= Little Red Hot =

Front cover of Little Red Hot: Chane of Fools #1

Little Red Hot is an American comic book series created, written and drawn by film concept artist Dawn Brown. The book is published by Image Comics. The series currently consists of two mini-series: Chane of Fools, published in 1999, and Bound, published in 2001.

==Plot summary==
The series revolves around the adventures of Chane, a bounty hunter who tracks down people who have broken their deal with the Devil. Bored and frustrated with her life, Chane accepts an unusual assignment. A miserly billionaire, Mr. Ball, learns he is dying, and wants forgiveness for his years of corruption and selfishness. He hires Chane to help him find God before he dies.

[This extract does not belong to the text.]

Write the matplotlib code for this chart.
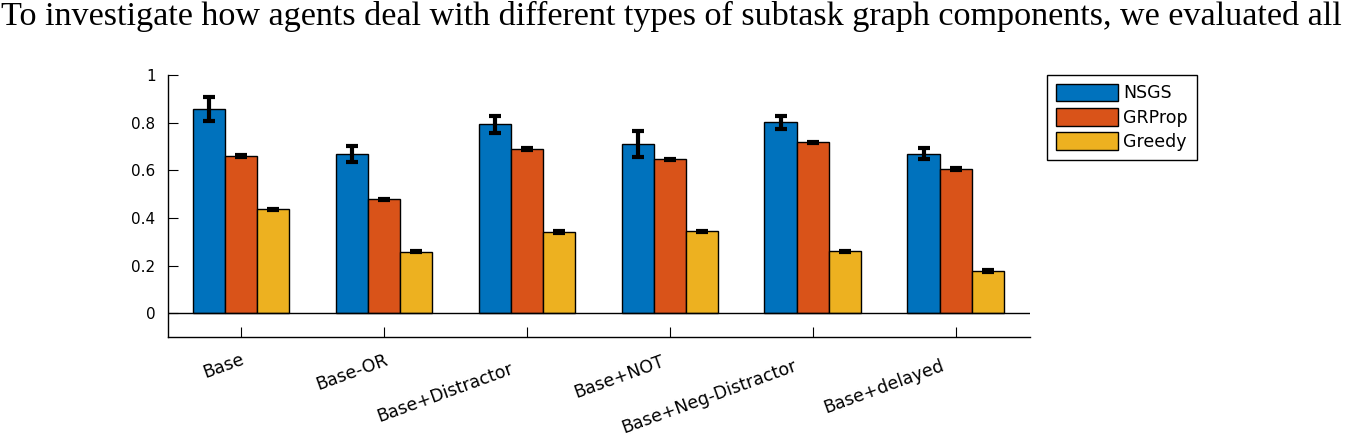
import matplotlib
matplotlib.use('Agg')
import matplotlib.pyplot as plt
from matplotlib.transforms import ScaledTranslation
import numpy as np

# data
categories = ['Base', 'Base-OR', 'Base+Distractor', 'Base+NOT',
              'Base+Neg-Distractor', 'Base+delayed']
methods = ['NSGS', 'GRProp', 'Greedy']
nsgs = [0.856, 0.667, 0.793, 0.710, 0.801, 0.669]
nsgs_err = [0.050, 0.034, 0.036, 0.054, 0.028, 0.023]
grprop = [0.660, 0.478, 0.689, 0.646, 0.717, 0.605]
grprop_err = [0.003, 0.003, 0.003, 0.003, 0.003, 0.003]
greedy = [0.436, 0.258, 0.341, 0.343, 0.259, 0.178]
greedy_err = [0.003, 0.003, 0.003, 0.003, 0.003, 0.003]
yticks = [0, 0.2, 0.4, 0.6, 0.8, 1]
caption = ('To investigate how agents deal with different types of subtask '
           'graph components, we evaluated all')

colors = ['#0072BD', '#D95319', '#EDB120']
# pixel nudges for the rotated tick labels (as laid out in the reference)
label_dx = [0, 0, -17, -9, -20, -15]
label_dy = [1, 0, -9, -2, -6, -6]
W, H = 1359, 448

fig = plt.figure(figsize=(W / 100, H / 100), dpi=100)
ax = fig.add_axes([168 / W, 1 - 337 / H, (1030 - 168) / W, (337 - 75) / H])

x = np.arange(1, len(categories) + 1)
series = [(nsgs, nsgs_err), (grprop, grprop_err), (greedy, greedy_err)]
offs = [-0.225, 0.0, 0.225]
for (vals, errs), off, c, name in zip(series, offs, colors, methods):
    ax.bar(x + off, vals, width=0.225, color=c, edgecolor='k',
           linewidth=1.0, label=name, zorder=2)
    ax.errorbar(x + off, vals, yerr=errs, fmt='none', ecolor='k',
                elinewidth=3.0, capsize=4.6, capthick=3.0, zorder=3)

ax.axhline(0, color='k', linewidth=1.0, zorder=4)
ax.set_xlim(0.49, 6.52)
ax.set_ylim(-0.1, 1.0)
ax.set_yticks(yticks)
ax.set_yticklabels([('%g' % v) for v in yticks], fontsize=11)
ax.set_xticks(x)
ax.tick_params(axis='both', direction='in', length=7, width=0.8,
               color='k')
ax.tick_params(axis='x', pad=10)
ax.tick_params(axis='y', pad=9)
ax.set_xticklabels(categories, rotation=20, ha='right', va='top',
                   rotation_mode='anchor', fontsize=12.5)
for lab, dx, dy in zip(ax.get_xticklabels(), label_dx, label_dy):
    lab.set_transform(lab.get_transform() +
                      ScaledTranslation(dx / 100, dy / 100,
                                        fig.dpi_scale_trans))
for s in ['top', 'right']:
    ax.spines[s].set_visible(False)
for s in ['left', 'bottom']:
    ax.spines[s].set_linewidth(1.0)

leg = ax.legend(loc='upper left', bbox_to_anchor=(1047 / W, 1 - 75 / H),
                bbox_transform=fig.transFigure, fontsize=12.5,
                fancybox=False, edgecolor='k', framealpha=1,
                handlelength=3.6, handleheight=1.2, handletextpad=0.3,
                labelspacing=0.32, borderpad=0.5, borderaxespad=0)
leg.get_frame().set_linewidth(1.0)

fig.text(1 / W, 1 - 1 / H, caption, ha='left', va='top',
         fontsize=24.6, family='Liberation Serif')

fig.savefig('out.png', dpi=100)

Against direct orders from the Devil, Chane accepts the assignment and embarks on worldwide adventures in search of God. A treacherous encounter in the desert awakens something in Chane, and she begins the search for her own redemption.

==Collected editions==
The three issue mini-series Chane of Fools is collected into a trade paperback by Image Comics called Little Red Hot: The Foolish Collection.

A Little Red Hot short story appears in the anthology graphic novel, Rockets & Robots published by Komikwerks.
- Little Red Hot: The Foolish Collection 1999, ISBN 1-58240-107-1
- Komikwerks Presents: Rockets & Robots 2005, ISBN 0-97428-033-X

==Awards==
Little Red Hot and creator Dawn Brown won a grant from the Xeric Foundation in 1998.

Dawn Brown was nominated for the Kimberly Yale Award for Best New Talent at the Lulu Awards in 1999 for her work on Little Red Hot.

Dawn Brown was nominated for an Eisner Award in 2006 for "Talent Deserving of Wider Recognition" for her work on Little Red Hot and Ravenous.